Why this is important to Wisconsin businesses: Entering the market at its current stage, while global supply chains are still building, is a promising opportunity.
Continuous strong GDP growth GDP has characterized Poland’s economy for the past 25 years. In 2019, despite a broader slowdown, Poland ranked second in the EU in terms of GDP growth, with only Malta experiencing stronger growth. As a result of this growth, Poland is now the seventh-largest economy in the EU, with a GDP of $586 billion in 2019. Poland’s most important industrial sectors are machine building, iron and steel, coal mining and chemicals. However, in recent years aviation and aerospace has also gained momentum.

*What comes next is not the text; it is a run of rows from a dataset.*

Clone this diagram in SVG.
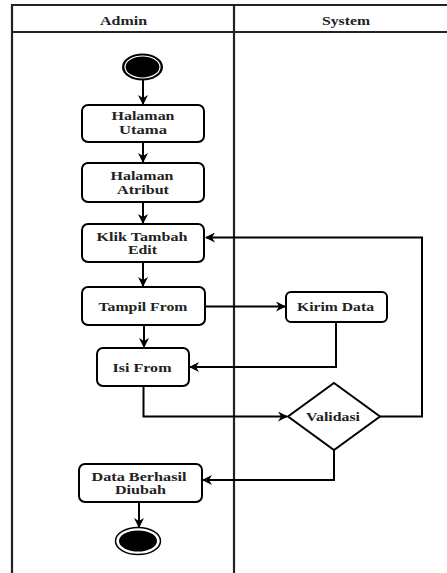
<svg xmlns="http://www.w3.org/2000/svg" width="447" height="573" viewBox="0 0 447 573">
  <style>
    .lane { fill: none; stroke: #222; stroke-width: 2.2; }
    .act { fill: #fff; stroke: #000; stroke-width: 2; }
    .lbl { font-family: "Liberation Serif", "Times New Roman", serif; font-weight: bold; font-size: 12px; fill: #222; text-anchor: middle; }
    .flow { fill: none; stroke: #000; stroke-width: 2; }
  </style>
  <defs>
    <marker id="arrow" viewBox="0 0 10 10" refX="9" refY="5" markerWidth="5" markerHeight="5" orient="auto" markerUnits="strokeWidth">
      <path d="M0,0 L10,5 L0,10 L3,5 z" fill="#000"/>
    </marker>
  </defs>
  <rect width="447" height="573" fill="#fff"/>

  <!-- swimlanes -->
  <g id="lanes">
    <path class="lane" d="M12,580 V5 H460 M12,32 H460 M234,5 V580"/>
    <text class="lbl" x="123.5" y="25" textLength="47" lengthAdjust="spacingAndGlyphs">Admin</text>
    <text class="lbl" x="346" y="25" textLength="48" lengthAdjust="spacingAndGlyphs">System</text>
  </g>

  <!-- connectors -->
  <g id="connectors">
    <path class="flow" marker-end="url(#arrow)" d="M143,80 V104"/>
    <path class="flow" marker-end="url(#arrow)" d="M143,142 V162"/>
    <path class="flow" marker-end="url(#arrow)" d="M143,202 V223"/>
    <path class="flow" marker-end="url(#arrow)" d="M143,262 V286"/>
    <path class="flow" marker-end="url(#arrow)" d="M144,325 V347"/>
    <path class="flow" marker-end="url(#arrow)" d="M205,306.5 H285"/>
    <path class="flow" marker-end="url(#arrow)" d="M336,322 V367 H190"/>
    <path class="flow" marker-end="url(#arrow)" d="M143.5,386 V416.5 H287"/>
    <path class="flow" marker-end="url(#arrow)" d="M380,416.5 H422 V237.5 H206"/>
    <path class="flow" marker-end="url(#arrow)" d="M334,450 V480 H203"/>
    <path class="flow" marker-end="url(#arrow)" d="M139,502 V527"/>
  </g>

  <g id="start">
    <ellipse cx="142.5" cy="67" rx="20.5" ry="13.5" fill="#000"/>
    <ellipse cx="142.5" cy="67" rx="17.5" ry="11" fill="none" stroke="#fff" stroke-width="1.2"/>
  </g>

  <g id="halaman-utama">
    <rect class="act" x="82" y="105" width="122" height="37" rx="6"/>
    <text class="lbl" x="143" y="120" textLength="63" lengthAdjust="spacingAndGlyphs">Halaman</text>
    <text class="lbl" x="143" y="134" textLength="48" lengthAdjust="spacingAndGlyphs">Utama</text>
  </g>

  <g id="halaman-atribut">
    <rect class="act" x="82" y="163" width="122" height="39" rx="6"/>
    <text class="lbl" x="142" y="180" textLength="63" lengthAdjust="spacingAndGlyphs">Halaman</text>
    <text class="lbl" x="143" y="194" textLength="52" lengthAdjust="spacingAndGlyphs">Atribut</text>
  </g>

  <g id="klik-tambah-edit">
    <rect class="act" x="82" y="224" width="122" height="38" rx="6"/>
    <text class="lbl" x="142" y="240.5" textLength="91" lengthAdjust="spacingAndGlyphs">Klik Tambah</text>
    <text class="lbl" x="142.5" y="254" textLength="29" lengthAdjust="spacingAndGlyphs">Edit</text>
  </g>

  <g id="tampil-from">
    <rect class="act" x="82" y="287" width="123" height="38" rx="6"/>
    <text class="lbl" x="143" y="310.5" textLength="89" lengthAdjust="spacingAndGlyphs">Tampil From</text>
  </g>

  <g id="kirim-data">
    <rect class="act" x="286" y="292" width="101" height="30" rx="5"/>
    <text class="lbl" x="335.5" y="310.5" textLength="77" lengthAdjust="spacingAndGlyphs">Kirim Data</text>
  </g>

  <g id="isi-from">
    <rect class="act" x="97" y="348" width="92" height="38" rx="6"/>
    <text class="lbl" x="142" y="371.5" textLength="59" lengthAdjust="spacingAndGlyphs">Isi From</text>
  </g>

  <g id="validasi">
    <path class="act" d="M334,383 L380,416.5 L334,450 L288,416.5 z"/>
    <text class="lbl" x="333" y="420.5" textLength="54" lengthAdjust="spacingAndGlyphs">Validasi</text>
  </g>

  <g id="data-berhasil-diubah">
    <rect class="act" x="79" y="464" width="123" height="38" rx="6"/>
    <text class="lbl" x="139" y="480.5" textLength="95" lengthAdjust="spacingAndGlyphs">Data Berhasil</text>
    <text class="lbl" x="140.5" y="494" textLength="51" lengthAdjust="spacingAndGlyphs">Diubah</text>
  </g>

  <g id="end">
    <ellipse cx="138" cy="541" rx="22.5" ry="13.5" fill="#fff" stroke="#000" stroke-width="1.5"/>
    <ellipse cx="138" cy="541" rx="19" ry="10.5" fill="#000"/>
  </g>
</svg>
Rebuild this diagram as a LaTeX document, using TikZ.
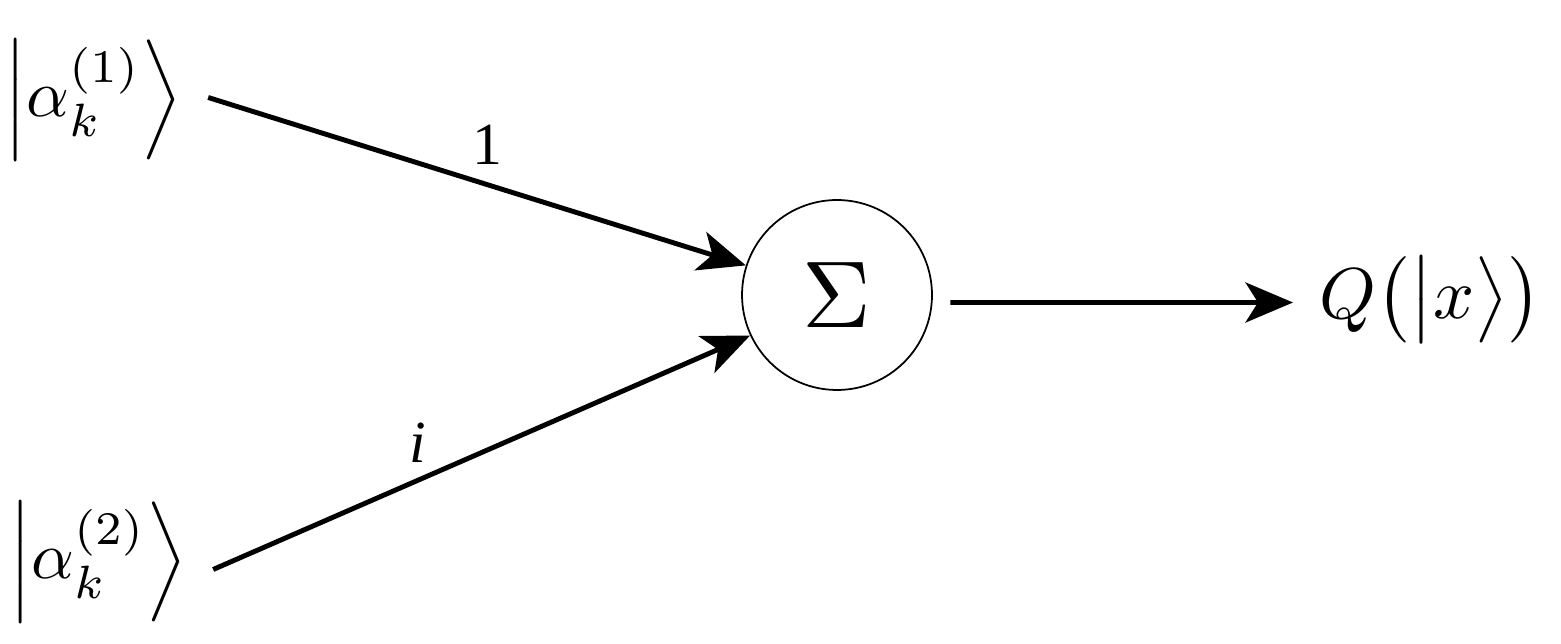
\documentclass[tikz,border=0pt]{standalone}
\usepackage{fontspec}
\setmainfont{Liberation Serif}
\usetikzlibrary{arrows.meta}
\begin{document}
\begin{tikzpicture}[x=0.02cm,y=-0.02cm,
  arr/.style={line width=2.8pt,-{Stealth[length=0.95cm,width=0.8cm,inset=0.25cm]}},
  big/.style={scale=3.8, inner sep=0pt},
  lab/.style={font=\fontsize{34}{40}\selectfont, inner sep=0pt}]
\useasboundingbox (0,0) rectangle (1561,644);
\node[big] (a1) at (93,100) {$\Big|\alpha_k^{(1)}\Big\rangle$};
\node[big] (a2) at (98,562) {$\Big|\alpha_k^{(2)}\Big\rangle$};
\node[circle,draw,line width=1pt,minimum size=3.8cm,inner sep=0pt] (s) at (837,295) {};
\node[scale=5.4] (sg) at (s.center) {$\Sigma$};
\node[scale=4.1,inner sep=0pt,anchor=west] (q) at (1318,300) {$Q\big(\big|x\big\rangle\big)$};
\draw[arr] ([xshift=0.5cm,yshift=0.05cm]a1.east) -- (s.{162});
\draw[arr] ([xshift=0.5cm,yshift=-0.15cm]a2.east) -- (s.{205});
\draw[arr] ([xshift=0.35cm,yshift=-0.15cm]s.east) -- ([xshift=-0.5cm,yshift=-0.05cm]q.west);
\node[lab] (l1) at (487,145) {1};
\node[lab,font=\fontsize{34}{40}\selectfont\itshape] (l2) at (418,443) {i};
\end{tikzpicture}
\end{document}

The Polish aerospace industry has seen consistent growth in recent years, due to increased demand for Polish manufactured goods overall, and specifically increased local demand for aviation goods due to investments in infrastructure and rising passenger numbers. 90% of the Polish aviation industry is located in the Polish Aviation Valley in the southeastern part of the country, the Podkarpacie region, where a striving ecosystem of large multinational companies, along with more than 120 innovative small and midsize enterprises, scientific research centers, and educational and training facilities, has developed. Having once served the Soviet market, former state-owned companies have been acquired by foreign companies such as Sikorsky Aircraft Company and AugustaWestland (now Leonardo), contributing to the industry’s modernization and development. Export volumes in the past 15 years have increased from $250 million to more than $2 billion. The products made in Poland for this industry include aircraft (agricultural, training, executive), helicopters, gliders, subassemblies (aluminum, composite, GRFP) and accessories—for both civilian and military purposes.
With strong investments in recent years, Poland’s aerospace industry is expected to continue to grow, especially the fields of avionics, composites, engineering, unmanned aerial vehicles, green engines and fuel consumption technologies, as well as niche manufacturing technologies and R&D. Entering the Polish aviation market at its current stage, while global supply chains are still building, is a promising opportunity for Wisconsin companies.